Credit card debt often plays a significant role in divorce—both as a factor in the cause of the divorce and as an obstacle to dissolving the marriage, as responsibility for the debt must be agreed to by the divorcing spouses or determined by the court.
If the spouses live in a community property state (as opposed to a common law property/equitable distribution state) and the credit card was applied for and issued to only one of the spouses, the bank may only be able to seek payment from the spouse in whose name the card was issued and the credit was extended—but in resolving the divorce case, the court (judge) may order community property sold to pay the credit card debt, or may order the other spouse to pay the credit card debt. Community property states generally include Alaska, Arizona, California, Idaho, Louisiana, Nevada, New Mexico, Texas, Washington, and Wisconsin.
Minnesota is not a community property state; it is an equitable distribution state. This means that during a divorce, debts and assets are not automatically split 50/50. Instead, the court will divide marital debt, including credit card debt, in a manner that is fair and equitable, but not necessarily equal. The court will consider a variety of factors, such as the length of the marriage, the income and property of each spouse, any prior marriages, and any agreements the spouses may have made.
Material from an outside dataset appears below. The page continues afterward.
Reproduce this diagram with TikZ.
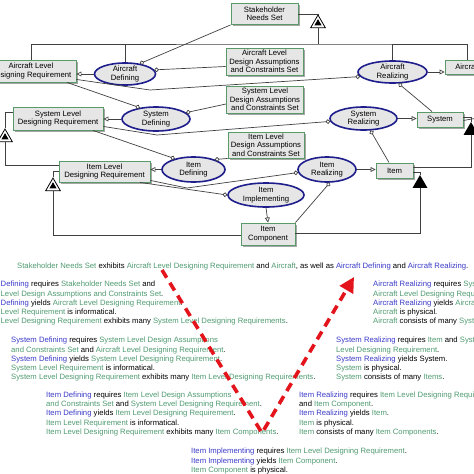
\documentclass[tikz,border=0pt]{standalone}
\usepackage{fontspec}
\setmainfont{Liberation Sans}
\usetikzlibrary{shapes.geometric,arrows.meta,shadows}
\definecolor{boxgreen}{HTML}{5A9A68}
\definecolor{boxfill}{HTML}{E6E6E6}
\definecolor{procline}{HTML}{1E1E8C}
\definecolor{linkgray}{HTML}{404040}
\definecolor{procblue}{HTML}{3A3AC8}
\definecolor{objgreen}{HTML}{4F9A70}
\definecolor{vred}{HTML}{E3141C}
\newcommand{\procname}[1]{\textcolor{procblue}{#1}}
\newcommand{\objname}[1]{\textcolor{objgreen}{#1}}

\begin{document}
\begin{tikzpicture}[x=1pt, y=-1pt,
    obj/.style={rectangle, draw=boxgreen, fill=boxfill, line width=0.9pt, inner sep=0.5pt, align=center,
      font=\fontsize{7.7}{8.3}\selectfont,
      drop shadow={shadow xshift=1.6pt, shadow yshift=-1.6pt, fill=black!35, opacity=1}},
    proc/.style={ellipse, draw=procline, fill=boxfill, line width=1.6pt, inner sep=0pt, align=center,
      font=\fontsize{7.7}{8.3}\selectfont},
    link/.style={draw=linkgray, line width=0.7pt},
    inst/.style={link, -{Circle[fill=white, length=4.5pt]}},
    res/.style={link, -{Triangle[open, length=5pt, width=5pt]}},
    exhib/.style={regular polygon, regular polygon sides=3, minimum size=17pt, inner sep=0pt,
      draw=black, line width=0.8pt, fill=white,
      path picture={\fill[black] ([yshift=2.2pt]path picture bounding box.center)
        -- ++(-3.6pt,-6.2pt) -- ++(7.2pt,0pt) -- cycle;}},
    aggr/.style={regular polygon, regular polygon sides=3, minimum size=17pt, inner sep=0pt, fill=black},
    txt/.style={anchor=north west, inner sep=0pt, align=left, font=\fontsize{7.7}{9.3}\selectfont}
  ]
  \useasboundingbox (0,0) rectangle (474,474);

  % objects
  \node[obj, minimum width=67pt, minimum height=21pt] (sns) at (264.5,14) {Stakeholder\\Needs Set};
  \node[obj, minimum width=90pt, minimum height=22pt] (aldr) at (31,71) {Aircraft Level\\Designing Requirement};
  \node[obj, minimum width=77pt, minimum height=27pt] (adacs) at (264.5,61.5) {Aircraft Level\\Design Assumptions\\and Constraints Set};
  \node[obj, minimum width=45pt, minimum height=14pt] (aircraft) at (467.5,67) {Aircraft};
  \node[obj, minimum width=77pt, minimum height=27pt] (sdacs) at (265,99.5) {System Level\\Design Assumptions\\and Constraints Set};
  \node[obj, minimum width=90pt, minimum height=23pt] (sldr) at (58,118.5) {System Level\\Designing Requirement};
  \node[obj, minimum width=46pt, minimum height=15pt] (system) at (440,119.5) {System};
  \node[obj, minimum width=76pt, minimum height=26pt] (idacs) at (266,145) {Item Level\\Design Assumptions\\and Constraints Set};
  \node[obj, minimum width=91pt, minimum height=21pt] (ildr) at (104.5,171.5) {Item Level\\Designing Requirement};
  \node[obj, minimum width=37pt, minimum height=15pt] (item) at (394.5,170.5) {Item};
  \node[obj, minimum width=54pt, minimum height=22pt] (icomp) at (268,234) {Item\\Component};

  % processes
  \node[proc, minimum width=61pt, minimum height=22pt] (ad) at (125,74) {Aircraft\\Defining};
  \node[proc, minimum width=69pt, minimum height=22pt] (ar) at (392.5,72) {Aircraft\\Realizing};
  \node[proc, minimum width=68pt, minimum height=24pt] (sd) at (156,119) {System\\Defining};
  \node[proc, minimum width=67pt, minimum height=23pt] (sr) at (363.5,118.5) {System\\Realizing};
  \node[proc, minimum width=63pt, minimum height=25pt] (id) at (193.5,169.5) {Item\\Defining};
  \node[proc, minimum width=58pt, minimum height=25pt] (ir) at (327,169.5) {Item\\Realizing};
  \node[proc, minimum width=76pt, minimum height=24pt] (ii) at (266,195) {Item\\Implementing};

  % structural symbols
  \node[exhib] (exsns) at (318,23.5) {};
  \node[exhib] (exsldr) at (5,137.5) {};
  \node[exhib] (exildr) at (53,186.5) {};
  \node[aggr] (agsys) at (471,130.5) {};
  \node[aggr] (agitem) at (420,183.5) {};
  \coordinate (bus) at (318,44);
  \coordinate (offright) at (480,117.5);

  \draw[link] (sns.east) -| (exsns.corner 1);
  \draw[link] (exsns.side 2) -- (bus);
  \draw[link] (aldr.north) |- (bus) -| (aircraft.north);
  \draw[link] (ad.north) -- (ad.north |- bus);
  \draw[link] (ar.north) -- (ar.north |- bus);
  \draw[link] ([yshift=6pt]sldr.west) -| (exsldr.corner 1);
  \draw[link] (exsldr.side 2) |- ([yshift=6pt]ildr.west);
  \draw[link] (ildr.west) -| (exildr.corner 1);
  \draw[link] (exildr.side 2) |- ([yshift=-1pt]icomp.west);
  \draw[link] ([yshift=2pt]system.east) -| (agsys.corner 1);
  \draw[link] ([yshift=-1pt]system.east) -- (offright);
  \draw[link] (agsys.side 2) |- ([yshift=3.5pt]item.east);
  \draw[link] ([yshift=-2pt]item.east) -| (agitem.corner 1);
  \draw[link] (agitem.side 2) |- ([yshift=1pt]icomp.east);

  % instrument links
  \coordinate (bendA) at (150,90);
  \coordinate (bendS) at (157,135);
  \coordinate (bendI) at (187,188);
  \draw[inst] (sns.south west) -- (ad.35);
  \draw[inst] ([yshift=-5pt]adacs.west) -- (ad.8);
  \draw[inst] ([yshift=3pt]aldr.south east) -- (bendA) -- (ar.188);
  \draw[inst] ([xshift=-8pt]system.north) -- (ar.-62);
  \draw[inst] ([xshift=36pt]aldr.south) -- (sd.145);
  \draw[inst] ([yshift=-4.5pt]sdacs.west) -- (sd.12);
  \draw[inst] ([yshift=4pt]sldr.south east) -- (bendS) -- (sr.185);
  \draw[inst] ([xshift=-5.5pt]item.north) -- (sr.-60);
  \draw[inst] ([xshift=35pt]sldr.south) -- (id.150);
  \draw[inst] (idacs.south west) -- (id.25);
  \draw[inst] ([yshift=2pt]ildr.south east) -- (bendI) -- (ir.186);
  \draw[inst] ([xshift=35.5pt]ildr.south) -- (ii.west);
  \draw[inst] (icomp.north east) -- (ir.-78);

  % result links
  \draw[res] (ad.west) -- (ad.west -| aldr.east);
  \draw[res] (ar.east) -- (ar.east -| aircraft.west);
  \draw[res] (sd.west) -- (sd.west -| sldr.east);
  \draw[res] (sr.east) -- (sr.east -| system.west);
  \draw[res] (id.west) -- (id.west -| ildr.east);
  \draw[res] (ir.east) -- (ir.east -| item.west);
  \draw[res] (ii.south) -- (icomp.north);

  % sentences
  \node[txt] (summary) at (17,263) {\objname{Stakeholder Needs Set} exhibits \objname{Aircraft Level Designing Requirement} and \objname{Aircraft}, as well as \procname{Aircraft Defining} and \procname{Aircraft Realizing}.};
  \node[txt] (adtext) at (-26,281) {\procname{Aircraft Defining} requires \objname{Stakeholder Needs Set} and\\
    \objname{Aircraft Level Design Assumptions and Constraints Set}.\\
    \procname{Aircraft Defining} yields \objname{Aircraft Level Designing Requirement}.\\
    \objname{Aircraft Level Requirement} is informatical.\\
    \objname{Aircraft Level Designing Requirement} exhibits many \objname{System Level Designing Requirements}.};
  \node[txt] (artext) at (373,281) {\procname{Aircraft Realizing} requires \objname{System} and\\
    \objname{Aircraft Level Designing Requirement}.\\
    \procname{Aircraft Realizing} yields \objname{Aircraft}.\\
    \objname{Aircraft} is physical.\\
    \objname{Aircraft} consists of many \objname{Systems}.};
  \node[txt] (sdtext) at (11,337) {\procname{System Defining} requires \objname{System Level Design Assumptions}\\
    \objname{and Constraints Set} and \objname{Aircraft Level Designing Requirement}.\\
    \procname{System Defining} yields \objname{System Level Designing Requirement}.\\
    \objname{System Level Requirement} is informatical.\\
    \objname{System Level Designing Requirement} exhibits many \objname{Item Level Designing Requirements}.};
  \node[txt] (srtext) at (336,337) {\procname{System Realizing} requires \objname{Item} and \objname{System}\\
    \objname{Level Designing Requirement}.\\
    \procname{System Realizing} yields System.\\
    \objname{System} is physical.\\
    \objname{System} consists of many \objname{Items}.};
  \node[txt] (idtext) at (46,391.5) {\procname{Item Defining} requires \objname{Item Level Design Assumptions}\\
    \objname{and Constraints Set} and \objname{System Level Designing Requirement}.\\
    \procname{Item Defining} yields \objname{Item Level Designing Requirement}.\\
    \objname{Item Level Requirement} is informatical.\\
    \objname{Item Level Designing Requirement} exhibits many \objname{Item Components}.};
  \node[txt] (irtext) at (299,391.5) {\procname{Item Realizing} requires \objname{Item Level Designing Requirement}\\
    and \objname{Item Component}.\\
    \procname{Item Realizing} yields \objname{Item}.\\
    \objname{Item} is physical.\\
    \objname{Item} consists of many \objname{Item Components}.};
  \node[txt] (iitext) at (191,448) {\procname{Item Implementing} requires \objname{Item Level Designing Requirement}.\\
    \procname{Item Implementing} yields \objname{Item Component}.\\
    \objname{Item Component} is physical.};

  % V arrow
  \coordinate (vstart) at (162,270);
  \coordinate (vbottom) at (262,433);
  \coordinate (vtip) at (354,277);
  \draw[vred, line width=3.6pt, dash pattern=on 9pt off 6pt, -{Triangle[length=15pt, width=15pt]}]
    (vstart) -- (vbottom) -- (vtip);
\end{tikzpicture}
\end{document}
If a credit card is in one spouse's name, the court may still consider the debt as marital debt if it was incurred for joint marital expenses or to support the household. The responsibility for credit card debt will be determined as part of the divorce settlement, and the court may order one spouse to pay off the debt, or it may be divided between both spouses. An attorney can provide specific guidance on how credit card debt is likely to be treated in a Minnesota divorce.